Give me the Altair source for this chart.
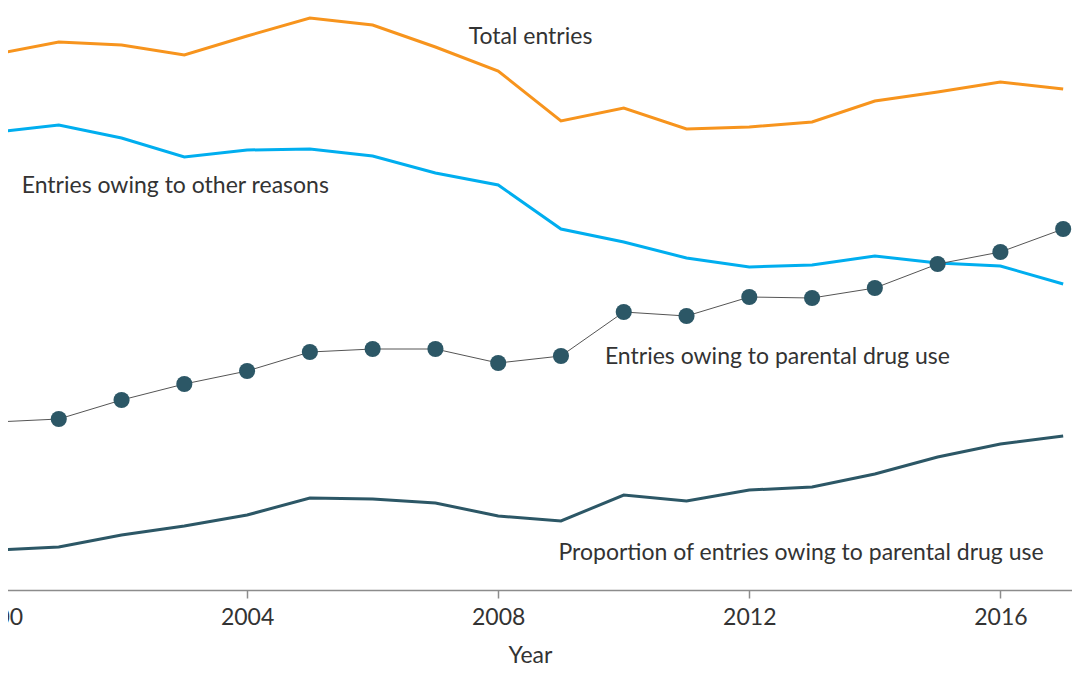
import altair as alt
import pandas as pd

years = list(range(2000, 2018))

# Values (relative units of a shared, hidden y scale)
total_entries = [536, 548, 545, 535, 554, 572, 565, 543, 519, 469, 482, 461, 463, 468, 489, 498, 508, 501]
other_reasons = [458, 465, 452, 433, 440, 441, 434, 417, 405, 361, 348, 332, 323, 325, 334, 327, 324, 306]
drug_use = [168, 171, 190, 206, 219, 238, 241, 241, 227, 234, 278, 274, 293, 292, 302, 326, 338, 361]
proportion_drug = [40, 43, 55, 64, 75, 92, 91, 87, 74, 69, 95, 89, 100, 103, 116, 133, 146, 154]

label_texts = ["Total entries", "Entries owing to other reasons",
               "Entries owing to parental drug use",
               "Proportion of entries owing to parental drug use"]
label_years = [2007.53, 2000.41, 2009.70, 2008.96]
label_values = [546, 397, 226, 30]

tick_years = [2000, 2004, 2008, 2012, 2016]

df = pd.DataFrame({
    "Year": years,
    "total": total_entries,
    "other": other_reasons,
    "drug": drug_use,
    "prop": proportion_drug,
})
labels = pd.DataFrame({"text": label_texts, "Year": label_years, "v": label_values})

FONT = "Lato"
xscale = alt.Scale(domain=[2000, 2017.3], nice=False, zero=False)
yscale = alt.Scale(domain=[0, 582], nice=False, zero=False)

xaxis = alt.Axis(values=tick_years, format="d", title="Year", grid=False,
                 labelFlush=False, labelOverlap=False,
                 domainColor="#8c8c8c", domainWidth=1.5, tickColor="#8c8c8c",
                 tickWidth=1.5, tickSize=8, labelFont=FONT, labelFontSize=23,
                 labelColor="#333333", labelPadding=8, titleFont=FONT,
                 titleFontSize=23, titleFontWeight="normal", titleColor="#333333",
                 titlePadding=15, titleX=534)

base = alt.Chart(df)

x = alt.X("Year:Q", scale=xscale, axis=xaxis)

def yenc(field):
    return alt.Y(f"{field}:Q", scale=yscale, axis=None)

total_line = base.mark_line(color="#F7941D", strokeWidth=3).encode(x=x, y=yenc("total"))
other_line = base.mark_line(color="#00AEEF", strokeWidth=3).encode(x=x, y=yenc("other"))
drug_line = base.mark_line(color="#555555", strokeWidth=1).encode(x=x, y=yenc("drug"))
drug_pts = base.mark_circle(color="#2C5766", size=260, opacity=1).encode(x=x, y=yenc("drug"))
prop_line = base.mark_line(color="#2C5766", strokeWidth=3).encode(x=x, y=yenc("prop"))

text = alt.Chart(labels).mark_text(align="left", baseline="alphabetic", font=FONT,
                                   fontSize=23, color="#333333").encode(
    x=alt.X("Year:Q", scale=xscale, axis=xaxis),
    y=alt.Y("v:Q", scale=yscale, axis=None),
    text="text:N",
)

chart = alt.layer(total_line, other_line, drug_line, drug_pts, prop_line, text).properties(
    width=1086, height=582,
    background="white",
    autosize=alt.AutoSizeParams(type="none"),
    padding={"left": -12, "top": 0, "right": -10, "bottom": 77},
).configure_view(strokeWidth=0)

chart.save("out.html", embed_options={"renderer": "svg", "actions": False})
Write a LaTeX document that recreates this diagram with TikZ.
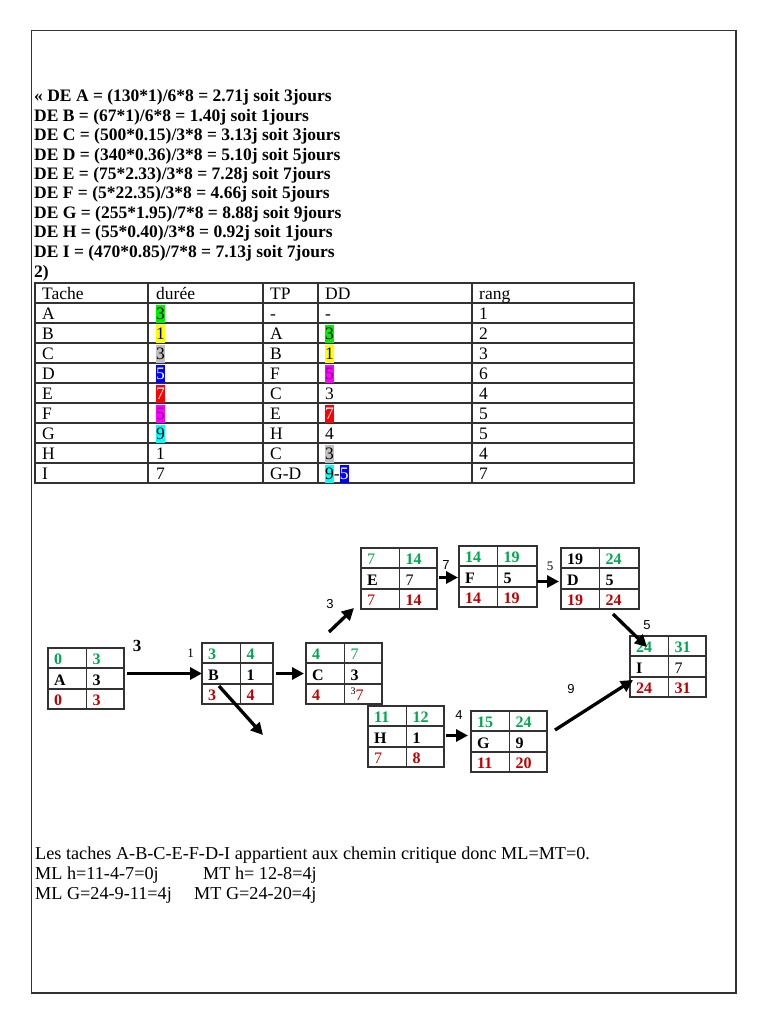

************

■ What is being asked: Omit the pictures, then quote the rest of the material above exactly.

■ Result for this exercise:
Give me the Altair source for this chart.
import altair as alt
import pandas as pd

years = list(range(2000, 2018))

# Values (relative units of a shared, hidden y scale)
total_entries = [536, 548, 545, 535, 554, 572, 565, 543, 519, 469, 482, 461, 463, 468, 489, 498, 508, 501]
other_reasons = [458, 465, 452, 433, 440, 441, 434, 417, 405, 361, 348, 332, 323, 325, 334, 327, 324, 306]
drug_use = [168, 171, 190, 206, 219, 238, 241, 241, 227, 234, 278, 274, 293, 292, 302, 326, 338, 361]
proportion_drug = [40, 43, 55, 64, 75, 92, 91, 87, 74, 69, 95, 89, 100, 103, 116, 133, 146, 154]

label_texts = ["Total entries", "Entries owing to other reasons",
               "Entries owing to parental drug use",
               "Proportion of entries owing to parental drug use"]
label_years = [2007.53, 2000.41, 2009.70, 2008.96]
label_values = [546, 397, 226, 30]

tick_years = [2000, 2004, 2008, 2012, 2016]

df = pd.DataFrame({
    "Year": years,
    "total": total_entries,
    "other": other_reasons,
    "drug": drug_use,
    "prop": proportion_drug,
})
labels = pd.DataFrame({"text": label_texts, "Year": label_years, "v": label_values})

FONT = "Lato"
xscale = alt.Scale(domain=[2000, 2017.3], nice=False, zero=False)
yscale = alt.Scale(domain=[0, 582], nice=False, zero=False)

xaxis = alt.Axis(values=tick_years, format="d", title="Year", grid=False,
                 labelFlush=False, labelOverlap=False,
                 domainColor="#8c8c8c", domainWidth=1.5, tickColor="#8c8c8c",
                 tickWidth=1.5, tickSize=8, labelFont=FONT, labelFontSize=23,
                 labelColor="#333333", labelPadding=8, titleFont=FONT,
                 titleFontSize=23, titleFontWeight="normal", titleColor="#333333",
                 titlePadding=15, titleX=534)

base = alt.Chart(df)

x = alt.X("Year:Q", scale=xscale, axis=xaxis)

def yenc(field):
    return alt.Y(f"{field}:Q", scale=yscale, axis=None)

total_line = base.mark_line(color="#F7941D", strokeWidth=3).encode(x=x, y=yenc("total"))
other_line = base.mark_line(color="#00AEEF", strokeWidth=3).encode(x=x, y=yenc("other"))
drug_line = base.mark_line(color="#555555", strokeWidth=1).encode(x=x, y=yenc("drug"))
drug_pts = base.mark_circle(color="#2C5766", size=260, opacity=1).encode(x=x, y=yenc("drug"))
prop_line = base.mark_line(color="#2C5766", strokeWidth=3).encode(x=x, y=yenc("prop"))

text = alt.Chart(labels).mark_text(align="left", baseline="alphabetic", font=FONT,
                                   fontSize=23, color="#333333").encode(
    x=alt.X("Year:Q", scale=xscale, axis=xaxis),
    y=alt.Y("v:Q", scale=yscale, axis=None),
    text="text:N",
)

chart = alt.layer(total_line, other_line, drug_line, drug_pts, prop_line, text).properties(
    width=1086, height=582,
    background="white",
    autosize=alt.AutoSizeParams(type="none"),
    padding={"left": -12, "top": 0, "right": -10, "bottom": 77},
).configure_view(strokeWidth=0)

chart.save("out.html", embed_options={"renderer": "svg", "actions": False})
Write a LaTeX document that recreates this diagram with TikZ.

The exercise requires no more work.